Ahead of November’s COP26 UN Climate Change Conference, the more immediate consequences of climate change, especially for Pacific ports, were discussed in a Transport Events webinar.
Ports in the Pacific are already experiencing acute consequences from climate change. Not only do rising sea levels impact the efficiency of ports, but more volatile weather is a nasty complication, Eranda Kotelawala, CEO of the Solomon Islands Port Authority in Honiara, told the webinar.
No one can doubt sea levels are rising, as five islands in the archipelago have already disappeared and six others are badly eroded, Kotelawala said. “The impact of climate change has been very challenging,” he added.
Nor do the consequences stop there. Storm surges and high winds associated with climate change affect the port’s productivity he reported. Increasing sea surface salinity means that some equipment such as fenders have to be changed more frequently than in the past. Sedimentation rates are also a growing problem.
And just to drive home his point, all this has economic consequences. “It affects revenues, it affects future vibrancy,” said Kotelawala.
Strategies to deal with the problem are to hand, though, Kotelawala suggested, beginning with a climate risk and vulnerability assessment to understand the risks, then building resilient, climate-proofed infrastructure; energy efficiency; and increased use of renewables and access to climate finance as positive options for better resilience.
Elaboration on this point came from K. Subramaniam, general manager of Malaysia’s Port Klang Authority in Petaling Jaya, who made the point that such problems are not just confined to the Pacific, and underscored the costs and problems these changes are bringing.
Among his suggestions for improving ports were cleaner bunker fuel; more use of low-sulphur, LNG and biofuels; on-shore power supplies and more renewable sources of energy. He also suggested installing water-permeable pavements to better deal with increasing storm- and rainwater.
Port Klang is not just looking at being energy efficient, but is considering going further with its own renewable facilities such as solar, wind and biomass. “We are in a transition mode when we are replacing some of the energy,” said Subramaniam.

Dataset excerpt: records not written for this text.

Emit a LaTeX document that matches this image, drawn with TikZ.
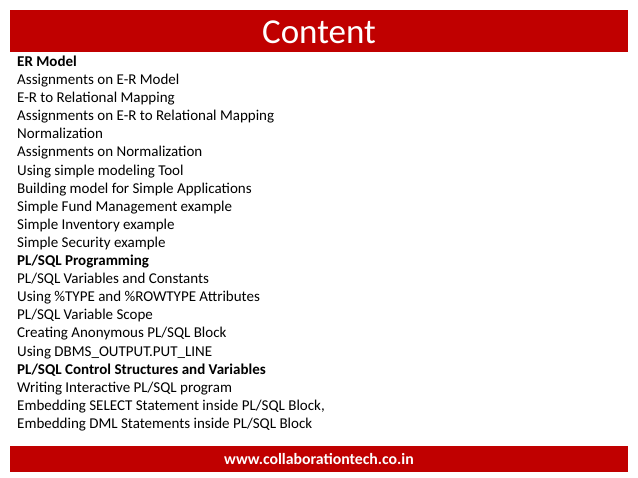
\documentclass[tikz,border=0pt]{standalone}
\usepackage{fontspec}
\setmainfont{Carlito}
\definecolor{barred}{RGB}{192,0,0}
\begin{document}
\begin{tikzpicture}[x=1pt,y=-1pt,
  item/.style={anchor=west,inner sep=0pt,font=\fontsize{15}{15}\selectfont}]
\useasboundingbox (0,0) rectangle (638,478);
\fill[barred] (10,10) rectangle (628,52);
\node[text=white,font=\fontsize{35}{35}\selectfont] (title) at (319,32) {Content};
\fill[barred] (10,446) rectangle (628,472);
\node[text=white,font=\fontsize{15.8}{16}\selectfont\bfseries] (url) at (319,459) {www.collaborationtech.co.in};
\foreach \t [count=\i from 0] in {
 {\textbf{ER Model}},
 {Assignments on E-R Model},
 {E-R to Relational Mapping},
 {Assignments on E-R to Relational Mapping},
 {Normalization},
 {Assignments on Normalization},
 {Using simple modeling Tool},
 {Building model for Simple Applications},
 {Simple Fund Management example},
 {Simple Inventory example},
 {Simple Security example},
 {\textbf{PL/SQL Programming}},
 {PL/SQL Variables and Constants},
 {Using \%TYPE and \%ROWTYPE Attributes},
 {PL/SQL Variable Scope},
 {Creating Anonymous PL/SQL Block},
 {Using DBMS\_OUTPUT.PUT\_LINE},
 {\textbf{PL/SQL Control Structures and Variables}},
 {Writing Interactive PL/SQL program},
 {Embedding SELECT Statement inside PL/SQL Block,},
 {Embedding DML Statements inside PL/SQL Block}}
 \node[item] (l\i) at (17,{63.5+18.1*\i}) {\strut\t};
\end{tikzpicture}
\end{document}
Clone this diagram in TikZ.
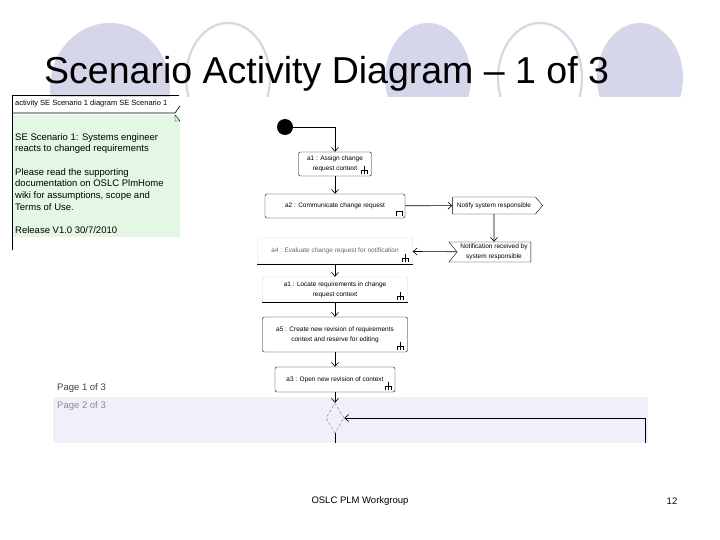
\documentclass[tikz,border=0pt]{standalone}
\usepackage{fontspec}
\setmainfont{Liberation Sans}
\usetikzlibrary{arrows.meta, shapes.geometric, shapes.symbols}
\definecolor{lav}{RGB}{214, 214, 235}
\definecolor{lavring}{RGB}{214, 214, 228}
\definecolor{band}{RGB}{240, 240, 250}
\definecolor{notegreen}{RGB}{228, 247, 228}
\definecolor{pagedark}{gray}{0.25}
\definecolor{pagelight}{gray}{0.55}

\begin{document}
\begin{tikzpicture}[x=1pt, y=-1pt,
  act/.style={draw, rounded corners=2pt, inner sep=1pt, align=center,
    font=\fontsize{6.5}{10}\selectfont},
  dimact/.style={act, draw=gray!35},
  sig/.style={signal, draw, inner sep=1pt, align=center, signal pointer angle=100,
    font=\fontsize{6.5}{10}\selectfont},
  flow/.style={-{Straight Barb[length=4pt, width=7pt]}, line width=0.6pt},
  icon/.style={line width=0.5pt}]
  \useasboundingbox (0, 0) rectangle (720, 540);

  % slide decoration
  \begin{scope}
    \clip (0, 0) rectangle (720, 97);
    \fill[lav] (110, 88) ellipse [x radius=60, y radius=65];
    \draw[lavring, line width=2.2pt] (228, 78) ellipse [x radius=42, y radius=55];
    \fill[lav] (428, 78) ellipse [x radius=43, y radius=55];
    \draw[lavring, line width=2.2pt] (540, 78) ellipse [x radius=42, y radius=55];
    \fill[lav] (640, 78) ellipse [x radius=43, y radius=55];
  \end{scope}

  \node[anchor=base west, inner sep=0, font=\fontsize{37.5}{40}\selectfont] (title)
    at (44, 84) {Scenario Activity Diagram – 1 of 3};

  % page band
  \fill[band] (53, 397) rectangle (648, 443);
  \node[anchor=base west, inner sep=0, text=pagedark, font=\fontsize{9.5}{11}\selectfont]
    (page1) at (57, 390) {Page 1 of 3};
  \node[anchor=base west, inner sep=0, text=pagelight, font=\fontsize{9.5}{11}\selectfont]
    (page2) at (57, 408) {Page 2 of 3};

  % frame and note
  \fill[notegreen] (13, 115) rectangle (180, 237);
  \draw[line width=0.6pt] (12, 250) -- (12, 95) -- (179, 95);
  \draw[line width=0.6pt] (12, 113) -- (175, 113) -- (180, 106);
  \draw[line width=0.4pt] (175, 115) -- (175, 121) -- (180, 121) -- cycle;
  \node[anchor=base west, inner sep=0, font=\fontsize{7.5}{8}\selectfont] (header)
    at (15, 106) {activity SE Scenario 1 diagram SE Scenario 1};
  \node[anchor=north west, inner sep=0, align=left, font=\fontsize{9.5}{11.7}\selectfont]
    (note) at (15, 133) {SE Scenario 1: Systems engineer\\
    reacts to changed requirements\\[11.7pt]
    Please read the supporting\\
    documentation on OSLC PlmHome\\
    wiki for assumptions, scope and\\
    Terms of Use.\\[11.7pt]
    Release V1.0 30/7/2010};

  % activity nodes
  \node[circle, fill=black, minimum size=16pt, inner sep=0] (start) at (285, 127) {};
  \node[act, minimum width=73, minimum height=24] (assign) at (335, 164)
    {a1 : Assign change\\request context};
  \node[act, minimum width=140, minimum height=24] (communicate) at (335, 206)
    {a2 : Communicate change request};
  \node[sig, signal to=east, minimum width=90, minimum height=17] (notify) at (494, 205.5)
    {Notify system responsible};
  \node[sig, signal to=nowhere, signal from=west, minimum width=82, minimum height=20]
    (received) at (494, 252) {Notification received by\\system responsible};
  \node[dimact, text=black!60, minimum width=155, minimum height=26] (evaluate) at (335, 251)
    {a4 : Evaluate change request for notification};
  \node[dimact, minimum width=145, minimum height=25] (locate) at (335, 289.5)
    {a1 : Locate requirements in change\\request context};
  \node[act, minimum width=145, minimum height=35] (revise) at (335, 334.5)
    {a5 : Create new revision of requirements\\context and reserve for editing};
  \node[act, minimum width=120, minimum height=25] (open) at (335, 379.5)
    {a3 : Open new revision of context};
  \node[diamond, draw=gray, densely dashed, minimum width=18, minimum height=30,
    inner sep=0] (merge) at (335, 418) {};
  \coordinate (mergeout) at (335, 443);
  \coordinate (loopin) at (645, 443);

  \draw[line width=0.6pt] (evaluate.south west) -- (evaluate.south east);
  \draw[line width=0.6pt] (locate.south west) -- (locate.south east);

  % call behaviour marks
  \foreach \n in {assign, evaluate, locate, revise, open}
    \draw[icon] ([shift={(-7, -2)}]\n.south east) -- ++(0, -8) ++(-3, 4) -- ++(6, 0)
      ++(-6, 0) -- ++(0, 4) ++(6, -4) -- ++(0, 4);
  \draw[icon] ([shift={(-9, -2)}]communicate.south east) -- ++(0, -5) -- ++(6, 0) -- ++(0, 5);

  % flows
  \draw[flow] (start) -| (assign);
  \draw[flow] (assign) -- (communicate);
  \draw[flow] (communicate) -- (notify);
  \draw[flow] (notify) -- (received);
  \draw[flow] (received) -- (evaluate);
  \draw[flow] (evaluate) -- (locate);
  \draw[flow] (locate) -- (revise);
  \draw[flow] (revise) -- (open);
  \draw[flow] (open) -- (merge);
  \draw[line width=0.6pt] (merge) -- (mergeout);
  \draw[flow] (loopin) |- (merge);

  % footer
  \node[font=\fontsize{9.5}{11}\selectfont] (footer) at (360, 501) {OSLC PLM Workgroup};
  \node[font=\fontsize{9.5}{11}\selectfont] (pagenum) at (672, 501) {12};
\end{tikzpicture}
\end{document}
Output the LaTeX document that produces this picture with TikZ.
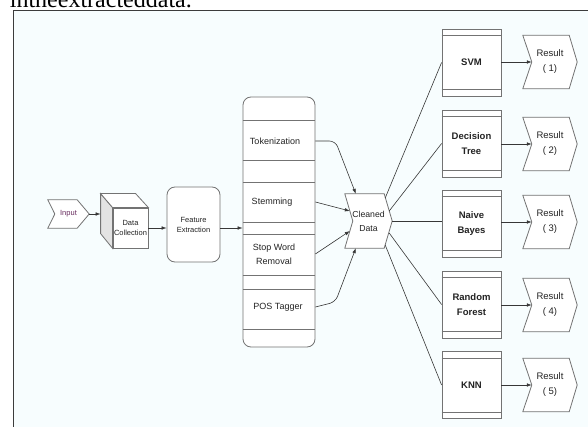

In this, it is not alone. The Cook Islands is considering installing solar panels on its ship terminal, Noora (Bim) Tou, chief executive officer of the Cook Islands Ports Authority in Rarotonga, told the webinar.
One of the other areas where there is scope for change and saving is the use of digitization to allow quicker and more efficient movement of ships – and, therefore, fewer emissions, Subramaniam added.
Shipping is also stepping up to play its part with the leadership role of the International Maritime Organization (IMO) a UN body tasked with regulating the world’s merchant marine fleet, giving it a sharper focus albeit for a growing problem.
Shipping’s share is just under 3% of global emissions – 2.89%, up from 2.7% in 2012. Such a margin sounds small, but the industry used 213 million tonnes of fuel in 2019, according to the statistics it collected, said Roel Hoenders, head of the IMO’s Air Pollution and Energy Efficiency Marine Environment Division in London.
“More action is needed,” Hoenders added, especially as the IMO has ambitious targets of cutting carbon intensity by 40% by 2030 and reducing total emissions by 50% by 2050. Both goals are set against a 2008 baseline, all while taking into account the goals of less-developed countries and the special requirements of small islands.
Among the actions the IMO is planning include its future greenhouse gas reduction measures, which will require ships to move away from fossil bunker fuels and to take up alternative low-carbon fuels such as renewably produced ammonia, hydrogen, methanol and batteries.
This might sound far-fetched, but as Hoenders pointed out, the future is already here with Maersk saying it will use methanol in eight new ships. These will be built by Hyundai Heavy Industries and introduced to the Maersk fleet in the first quarter of 2024. They are, as Maersk said in a statement, “a groundbreaking series of eight large ocean-going container vessels capable of being operated on carbon neutral methanol.”
The vessels will each have a nominal capacity of approximately 16,000 TEUs and have a dual fuel engine setup.
“The series will replace older vessels, generating annual CO2 emissions savings of around 1 million tonnes. As an industry first, the vessels will offer Maersk customers truly carbon neutral transportation at scale on the high seas,” the statement said.
It is both a sign of the things to come and a hint of the scale of changes coming the industry’s way.